### REQUEST
Keep only the lines that hold the string "Output", filtering out the rest of the entries below.

─── SUPPLIED DATA ───

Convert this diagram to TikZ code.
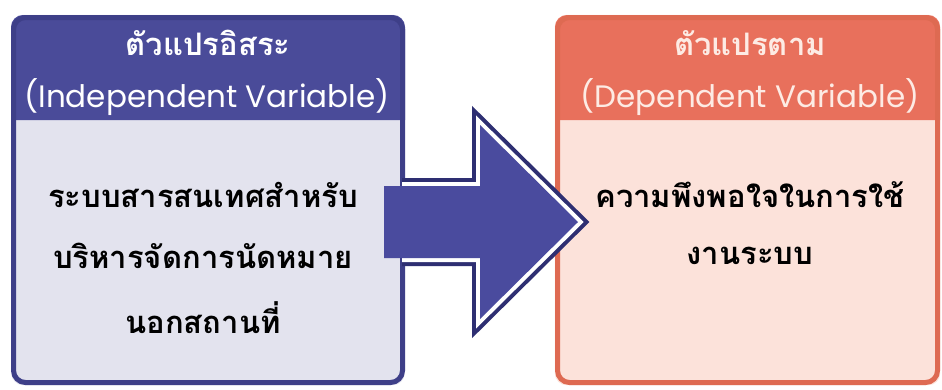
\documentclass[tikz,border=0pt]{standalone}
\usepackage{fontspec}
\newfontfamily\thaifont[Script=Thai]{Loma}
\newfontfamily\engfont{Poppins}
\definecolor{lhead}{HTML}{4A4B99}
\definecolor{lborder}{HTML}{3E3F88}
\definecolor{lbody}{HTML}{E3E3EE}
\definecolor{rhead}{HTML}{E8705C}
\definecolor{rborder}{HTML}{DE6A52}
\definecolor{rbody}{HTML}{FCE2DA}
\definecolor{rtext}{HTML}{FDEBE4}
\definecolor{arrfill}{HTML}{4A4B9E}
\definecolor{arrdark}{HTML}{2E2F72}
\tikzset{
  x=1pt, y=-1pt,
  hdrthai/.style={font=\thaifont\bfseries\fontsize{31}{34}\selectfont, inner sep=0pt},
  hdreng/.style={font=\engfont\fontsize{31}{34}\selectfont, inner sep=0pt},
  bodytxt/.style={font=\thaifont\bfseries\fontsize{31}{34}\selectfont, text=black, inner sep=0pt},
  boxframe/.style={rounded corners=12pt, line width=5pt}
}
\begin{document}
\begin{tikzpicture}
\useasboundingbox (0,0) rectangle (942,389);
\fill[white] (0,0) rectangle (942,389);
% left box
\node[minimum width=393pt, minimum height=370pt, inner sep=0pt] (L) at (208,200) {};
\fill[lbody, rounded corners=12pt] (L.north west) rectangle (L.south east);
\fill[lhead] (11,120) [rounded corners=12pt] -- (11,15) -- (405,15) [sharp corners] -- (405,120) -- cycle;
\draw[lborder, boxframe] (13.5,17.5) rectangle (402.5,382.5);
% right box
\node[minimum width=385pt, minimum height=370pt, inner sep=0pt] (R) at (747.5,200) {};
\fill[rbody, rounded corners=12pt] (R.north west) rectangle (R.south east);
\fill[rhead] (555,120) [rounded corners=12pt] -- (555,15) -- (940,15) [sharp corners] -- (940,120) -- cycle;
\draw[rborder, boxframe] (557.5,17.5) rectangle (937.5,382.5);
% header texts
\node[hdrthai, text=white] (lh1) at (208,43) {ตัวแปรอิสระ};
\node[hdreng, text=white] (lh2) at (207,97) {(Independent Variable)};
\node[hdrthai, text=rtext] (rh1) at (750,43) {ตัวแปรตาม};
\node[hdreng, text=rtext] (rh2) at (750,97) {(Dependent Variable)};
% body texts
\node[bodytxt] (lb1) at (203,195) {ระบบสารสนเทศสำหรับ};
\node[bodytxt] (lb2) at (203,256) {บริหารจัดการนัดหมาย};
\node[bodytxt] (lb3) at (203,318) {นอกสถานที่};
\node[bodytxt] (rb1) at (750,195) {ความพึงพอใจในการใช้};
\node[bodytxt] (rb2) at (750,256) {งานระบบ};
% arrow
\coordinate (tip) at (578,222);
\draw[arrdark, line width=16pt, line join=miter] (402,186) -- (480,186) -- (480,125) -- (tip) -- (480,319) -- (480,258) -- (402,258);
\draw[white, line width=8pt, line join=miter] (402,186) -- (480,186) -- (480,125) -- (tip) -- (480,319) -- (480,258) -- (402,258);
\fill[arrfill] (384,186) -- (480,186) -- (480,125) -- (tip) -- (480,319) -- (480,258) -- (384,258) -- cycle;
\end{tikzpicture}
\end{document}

───
─── SUPPLIED DATA ───

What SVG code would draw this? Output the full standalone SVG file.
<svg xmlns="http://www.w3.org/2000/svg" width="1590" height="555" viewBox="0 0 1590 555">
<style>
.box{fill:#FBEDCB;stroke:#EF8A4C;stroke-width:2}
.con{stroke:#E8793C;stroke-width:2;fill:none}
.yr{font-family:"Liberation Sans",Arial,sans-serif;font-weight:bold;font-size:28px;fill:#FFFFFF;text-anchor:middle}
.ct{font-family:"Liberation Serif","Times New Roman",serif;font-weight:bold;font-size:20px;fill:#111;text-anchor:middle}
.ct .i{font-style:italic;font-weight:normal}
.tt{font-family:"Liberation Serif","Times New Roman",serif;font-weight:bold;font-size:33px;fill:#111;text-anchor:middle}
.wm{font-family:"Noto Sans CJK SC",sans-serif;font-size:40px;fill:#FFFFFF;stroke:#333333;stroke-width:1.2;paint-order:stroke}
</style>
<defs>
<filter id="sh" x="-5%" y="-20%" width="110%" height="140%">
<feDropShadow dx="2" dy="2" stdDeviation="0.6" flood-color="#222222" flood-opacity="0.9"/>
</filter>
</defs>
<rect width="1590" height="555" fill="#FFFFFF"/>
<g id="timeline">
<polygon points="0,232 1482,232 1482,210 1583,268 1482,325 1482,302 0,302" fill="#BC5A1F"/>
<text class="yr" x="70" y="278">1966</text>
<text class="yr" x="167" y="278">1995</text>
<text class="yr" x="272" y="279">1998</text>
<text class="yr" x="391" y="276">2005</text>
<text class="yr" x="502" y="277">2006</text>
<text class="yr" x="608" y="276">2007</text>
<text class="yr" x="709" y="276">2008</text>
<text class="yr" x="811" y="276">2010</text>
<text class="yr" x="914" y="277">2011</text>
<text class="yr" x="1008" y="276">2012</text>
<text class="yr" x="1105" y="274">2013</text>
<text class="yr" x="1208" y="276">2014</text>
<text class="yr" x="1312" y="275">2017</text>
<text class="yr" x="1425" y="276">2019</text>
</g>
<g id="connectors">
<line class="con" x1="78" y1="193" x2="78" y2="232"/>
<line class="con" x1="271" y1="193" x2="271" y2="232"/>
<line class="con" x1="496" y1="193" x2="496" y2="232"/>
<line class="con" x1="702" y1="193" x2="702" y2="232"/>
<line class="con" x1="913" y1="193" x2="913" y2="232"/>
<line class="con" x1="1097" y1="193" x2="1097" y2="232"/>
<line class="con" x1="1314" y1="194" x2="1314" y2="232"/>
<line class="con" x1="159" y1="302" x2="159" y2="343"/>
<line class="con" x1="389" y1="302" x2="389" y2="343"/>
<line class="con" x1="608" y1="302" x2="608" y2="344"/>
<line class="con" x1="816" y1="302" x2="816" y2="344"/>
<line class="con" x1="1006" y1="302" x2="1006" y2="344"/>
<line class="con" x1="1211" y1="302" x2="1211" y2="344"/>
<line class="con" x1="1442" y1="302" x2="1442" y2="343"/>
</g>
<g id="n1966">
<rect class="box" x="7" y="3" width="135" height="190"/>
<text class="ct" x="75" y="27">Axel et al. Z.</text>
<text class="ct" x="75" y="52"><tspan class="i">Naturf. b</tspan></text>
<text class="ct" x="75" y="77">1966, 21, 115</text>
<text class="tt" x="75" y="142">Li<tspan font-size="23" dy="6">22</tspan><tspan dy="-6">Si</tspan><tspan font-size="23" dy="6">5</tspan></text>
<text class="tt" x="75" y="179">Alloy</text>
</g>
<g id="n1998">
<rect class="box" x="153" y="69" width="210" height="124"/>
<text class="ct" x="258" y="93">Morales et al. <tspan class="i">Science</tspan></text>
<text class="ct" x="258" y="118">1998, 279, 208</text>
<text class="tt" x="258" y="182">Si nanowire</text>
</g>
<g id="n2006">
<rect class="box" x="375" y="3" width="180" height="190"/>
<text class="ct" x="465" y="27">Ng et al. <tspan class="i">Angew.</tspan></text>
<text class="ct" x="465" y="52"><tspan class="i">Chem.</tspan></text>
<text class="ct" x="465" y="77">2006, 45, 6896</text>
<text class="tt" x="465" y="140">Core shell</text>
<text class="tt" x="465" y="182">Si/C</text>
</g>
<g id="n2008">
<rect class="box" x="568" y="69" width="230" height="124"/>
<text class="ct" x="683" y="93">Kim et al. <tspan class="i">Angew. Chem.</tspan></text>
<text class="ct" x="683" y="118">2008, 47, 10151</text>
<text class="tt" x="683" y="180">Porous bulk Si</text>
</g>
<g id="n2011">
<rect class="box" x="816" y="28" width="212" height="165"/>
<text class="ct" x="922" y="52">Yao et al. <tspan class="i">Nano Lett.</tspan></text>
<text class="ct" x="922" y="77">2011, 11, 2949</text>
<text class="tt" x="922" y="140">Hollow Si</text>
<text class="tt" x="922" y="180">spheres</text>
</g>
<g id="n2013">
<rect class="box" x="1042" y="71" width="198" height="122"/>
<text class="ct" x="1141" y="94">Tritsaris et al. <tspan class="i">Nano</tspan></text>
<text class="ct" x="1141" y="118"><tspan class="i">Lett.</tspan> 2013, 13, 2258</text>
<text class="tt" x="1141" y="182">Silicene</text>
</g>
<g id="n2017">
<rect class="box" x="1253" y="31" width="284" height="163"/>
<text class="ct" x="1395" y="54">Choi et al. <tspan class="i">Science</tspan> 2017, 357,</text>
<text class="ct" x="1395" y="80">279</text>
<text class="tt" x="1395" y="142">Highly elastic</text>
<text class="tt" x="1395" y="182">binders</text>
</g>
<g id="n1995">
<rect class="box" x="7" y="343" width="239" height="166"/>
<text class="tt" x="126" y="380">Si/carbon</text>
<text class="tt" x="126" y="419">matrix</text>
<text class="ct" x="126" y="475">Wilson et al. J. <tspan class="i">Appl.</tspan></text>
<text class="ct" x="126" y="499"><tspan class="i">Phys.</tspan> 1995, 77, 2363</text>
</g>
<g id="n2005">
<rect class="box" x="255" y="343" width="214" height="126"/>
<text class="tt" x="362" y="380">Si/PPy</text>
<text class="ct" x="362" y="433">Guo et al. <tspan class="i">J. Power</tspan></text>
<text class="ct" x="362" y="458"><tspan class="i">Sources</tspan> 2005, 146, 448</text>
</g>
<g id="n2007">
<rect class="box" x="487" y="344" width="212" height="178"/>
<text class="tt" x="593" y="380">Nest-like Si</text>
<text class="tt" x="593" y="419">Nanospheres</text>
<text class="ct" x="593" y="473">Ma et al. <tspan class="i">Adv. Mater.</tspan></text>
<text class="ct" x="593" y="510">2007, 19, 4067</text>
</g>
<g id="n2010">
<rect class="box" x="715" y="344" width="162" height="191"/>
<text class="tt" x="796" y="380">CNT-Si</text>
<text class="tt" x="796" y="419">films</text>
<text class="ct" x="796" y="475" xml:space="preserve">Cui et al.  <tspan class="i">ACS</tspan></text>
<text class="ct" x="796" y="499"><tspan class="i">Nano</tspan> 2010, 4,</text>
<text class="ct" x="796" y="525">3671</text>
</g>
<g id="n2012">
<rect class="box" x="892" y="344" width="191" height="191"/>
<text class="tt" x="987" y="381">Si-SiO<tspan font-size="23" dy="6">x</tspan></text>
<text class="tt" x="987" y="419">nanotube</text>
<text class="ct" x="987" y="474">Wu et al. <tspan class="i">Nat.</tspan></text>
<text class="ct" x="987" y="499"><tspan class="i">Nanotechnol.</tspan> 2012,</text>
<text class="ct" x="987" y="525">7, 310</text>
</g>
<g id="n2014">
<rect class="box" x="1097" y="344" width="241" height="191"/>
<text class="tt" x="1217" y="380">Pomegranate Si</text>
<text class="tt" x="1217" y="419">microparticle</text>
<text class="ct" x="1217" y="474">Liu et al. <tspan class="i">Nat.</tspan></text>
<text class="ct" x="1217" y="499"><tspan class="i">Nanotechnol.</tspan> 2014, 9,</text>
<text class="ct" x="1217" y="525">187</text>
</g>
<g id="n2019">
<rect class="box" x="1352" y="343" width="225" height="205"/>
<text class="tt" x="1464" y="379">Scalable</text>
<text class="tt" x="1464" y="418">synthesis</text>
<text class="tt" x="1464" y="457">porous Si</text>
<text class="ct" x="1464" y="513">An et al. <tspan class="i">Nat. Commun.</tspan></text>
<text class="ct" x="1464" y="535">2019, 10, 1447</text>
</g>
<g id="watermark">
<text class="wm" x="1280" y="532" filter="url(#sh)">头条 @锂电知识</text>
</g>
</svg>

───
─── SUPPLIED DATA ───

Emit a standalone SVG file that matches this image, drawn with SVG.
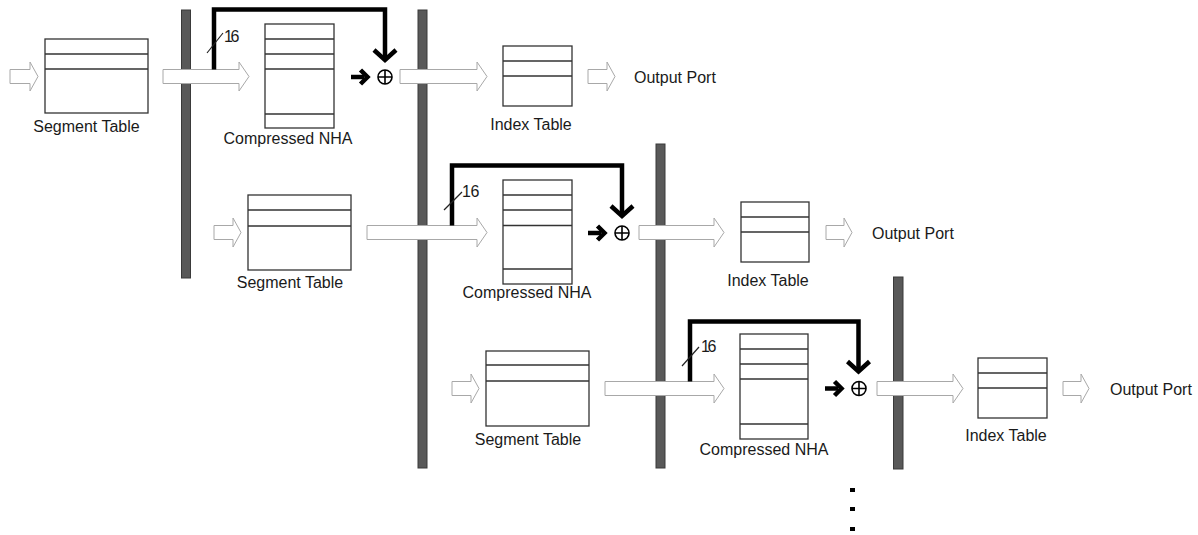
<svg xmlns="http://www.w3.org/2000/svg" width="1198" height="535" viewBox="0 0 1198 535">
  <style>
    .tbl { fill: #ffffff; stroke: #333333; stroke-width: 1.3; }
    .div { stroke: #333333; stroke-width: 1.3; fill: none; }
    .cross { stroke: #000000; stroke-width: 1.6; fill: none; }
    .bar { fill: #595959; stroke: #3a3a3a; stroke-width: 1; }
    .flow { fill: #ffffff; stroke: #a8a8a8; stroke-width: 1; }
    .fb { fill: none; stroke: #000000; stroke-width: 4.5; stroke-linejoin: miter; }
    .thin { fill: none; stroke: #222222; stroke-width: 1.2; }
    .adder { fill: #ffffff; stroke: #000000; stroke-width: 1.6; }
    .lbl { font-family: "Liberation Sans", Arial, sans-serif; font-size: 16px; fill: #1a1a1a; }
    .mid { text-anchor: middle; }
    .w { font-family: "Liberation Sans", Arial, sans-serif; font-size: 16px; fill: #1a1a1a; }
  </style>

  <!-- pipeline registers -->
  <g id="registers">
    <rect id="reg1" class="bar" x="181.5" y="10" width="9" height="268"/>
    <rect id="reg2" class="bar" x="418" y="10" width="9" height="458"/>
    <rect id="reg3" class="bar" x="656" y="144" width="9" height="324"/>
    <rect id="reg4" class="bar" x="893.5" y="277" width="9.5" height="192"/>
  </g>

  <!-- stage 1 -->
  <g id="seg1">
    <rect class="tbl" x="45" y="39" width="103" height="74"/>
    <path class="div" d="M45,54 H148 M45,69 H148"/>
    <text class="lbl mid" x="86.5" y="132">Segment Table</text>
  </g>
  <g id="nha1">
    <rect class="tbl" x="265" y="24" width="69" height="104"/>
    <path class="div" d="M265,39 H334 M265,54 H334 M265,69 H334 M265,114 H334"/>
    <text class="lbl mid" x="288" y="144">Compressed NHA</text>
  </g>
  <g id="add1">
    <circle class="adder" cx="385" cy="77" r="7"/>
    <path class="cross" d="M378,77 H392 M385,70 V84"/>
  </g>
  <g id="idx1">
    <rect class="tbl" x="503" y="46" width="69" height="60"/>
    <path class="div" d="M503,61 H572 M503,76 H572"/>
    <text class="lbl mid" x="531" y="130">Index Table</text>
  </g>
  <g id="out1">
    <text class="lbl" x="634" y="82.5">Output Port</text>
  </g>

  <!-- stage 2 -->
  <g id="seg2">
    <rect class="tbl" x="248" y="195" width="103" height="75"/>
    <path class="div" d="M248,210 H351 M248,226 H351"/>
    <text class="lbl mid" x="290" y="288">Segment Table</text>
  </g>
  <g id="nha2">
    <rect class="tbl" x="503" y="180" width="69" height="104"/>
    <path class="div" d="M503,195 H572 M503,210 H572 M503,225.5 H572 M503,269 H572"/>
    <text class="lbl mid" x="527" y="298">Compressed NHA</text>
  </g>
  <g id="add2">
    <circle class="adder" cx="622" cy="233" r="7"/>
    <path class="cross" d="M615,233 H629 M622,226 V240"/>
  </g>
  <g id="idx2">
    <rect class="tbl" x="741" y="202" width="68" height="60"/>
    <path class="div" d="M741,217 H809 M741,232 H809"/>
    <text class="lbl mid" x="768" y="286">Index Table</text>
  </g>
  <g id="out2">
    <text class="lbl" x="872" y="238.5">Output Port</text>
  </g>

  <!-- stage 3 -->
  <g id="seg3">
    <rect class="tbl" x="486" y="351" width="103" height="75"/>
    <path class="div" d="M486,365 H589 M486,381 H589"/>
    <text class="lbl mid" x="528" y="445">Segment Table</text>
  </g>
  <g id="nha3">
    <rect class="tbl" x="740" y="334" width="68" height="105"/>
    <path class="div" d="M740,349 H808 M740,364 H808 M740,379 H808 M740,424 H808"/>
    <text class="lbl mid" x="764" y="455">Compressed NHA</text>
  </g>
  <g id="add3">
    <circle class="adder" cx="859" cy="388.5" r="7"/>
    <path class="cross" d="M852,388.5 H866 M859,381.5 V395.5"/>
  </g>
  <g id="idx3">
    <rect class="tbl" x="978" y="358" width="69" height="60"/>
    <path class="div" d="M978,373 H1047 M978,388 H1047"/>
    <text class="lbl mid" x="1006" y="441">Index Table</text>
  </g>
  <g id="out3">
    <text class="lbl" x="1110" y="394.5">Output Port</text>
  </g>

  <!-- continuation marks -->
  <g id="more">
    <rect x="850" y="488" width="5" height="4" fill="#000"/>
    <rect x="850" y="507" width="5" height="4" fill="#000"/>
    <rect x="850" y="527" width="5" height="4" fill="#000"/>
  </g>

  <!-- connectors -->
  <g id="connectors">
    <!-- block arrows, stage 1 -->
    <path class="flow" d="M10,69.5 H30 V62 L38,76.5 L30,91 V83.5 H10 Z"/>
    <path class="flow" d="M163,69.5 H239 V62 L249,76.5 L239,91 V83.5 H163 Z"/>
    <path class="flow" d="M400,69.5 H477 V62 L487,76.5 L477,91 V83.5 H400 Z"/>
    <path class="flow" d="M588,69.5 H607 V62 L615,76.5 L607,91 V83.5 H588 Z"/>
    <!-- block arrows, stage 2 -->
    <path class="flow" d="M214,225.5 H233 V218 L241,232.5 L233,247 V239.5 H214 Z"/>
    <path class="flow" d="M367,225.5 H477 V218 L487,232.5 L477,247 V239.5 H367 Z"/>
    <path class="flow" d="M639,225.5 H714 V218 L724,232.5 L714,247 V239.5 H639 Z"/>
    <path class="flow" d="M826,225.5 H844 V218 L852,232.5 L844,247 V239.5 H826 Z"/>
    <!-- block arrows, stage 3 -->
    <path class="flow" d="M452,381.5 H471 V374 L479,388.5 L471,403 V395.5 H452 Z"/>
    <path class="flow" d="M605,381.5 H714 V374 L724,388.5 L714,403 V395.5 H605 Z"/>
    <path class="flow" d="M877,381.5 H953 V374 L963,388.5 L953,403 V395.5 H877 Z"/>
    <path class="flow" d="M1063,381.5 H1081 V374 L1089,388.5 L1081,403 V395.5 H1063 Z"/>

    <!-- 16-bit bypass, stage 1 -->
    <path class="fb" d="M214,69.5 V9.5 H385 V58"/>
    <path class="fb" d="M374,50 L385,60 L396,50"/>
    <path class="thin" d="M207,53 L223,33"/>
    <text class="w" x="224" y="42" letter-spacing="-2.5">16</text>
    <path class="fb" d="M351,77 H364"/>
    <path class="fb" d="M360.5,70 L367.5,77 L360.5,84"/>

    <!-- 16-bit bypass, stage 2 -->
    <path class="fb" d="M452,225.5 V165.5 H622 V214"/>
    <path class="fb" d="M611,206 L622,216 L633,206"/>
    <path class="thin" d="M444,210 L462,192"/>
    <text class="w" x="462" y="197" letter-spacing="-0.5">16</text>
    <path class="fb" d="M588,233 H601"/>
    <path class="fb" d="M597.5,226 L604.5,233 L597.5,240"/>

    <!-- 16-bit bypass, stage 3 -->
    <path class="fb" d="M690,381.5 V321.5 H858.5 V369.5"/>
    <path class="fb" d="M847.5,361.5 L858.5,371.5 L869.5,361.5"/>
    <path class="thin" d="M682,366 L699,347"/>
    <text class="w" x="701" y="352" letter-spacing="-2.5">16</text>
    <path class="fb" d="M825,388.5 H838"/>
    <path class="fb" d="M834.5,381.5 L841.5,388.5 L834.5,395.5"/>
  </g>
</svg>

───

### PROBLEM SOLUTION
What SVG code would draw this? Output the full standalone SVG file.
    <text class="lbl" x="634" y="82.5">Output Port</text>
    <text class="lbl" x="872" y="238.5">Output Port</text>
    <text class="lbl" x="1110" y="394.5">Output Port</text>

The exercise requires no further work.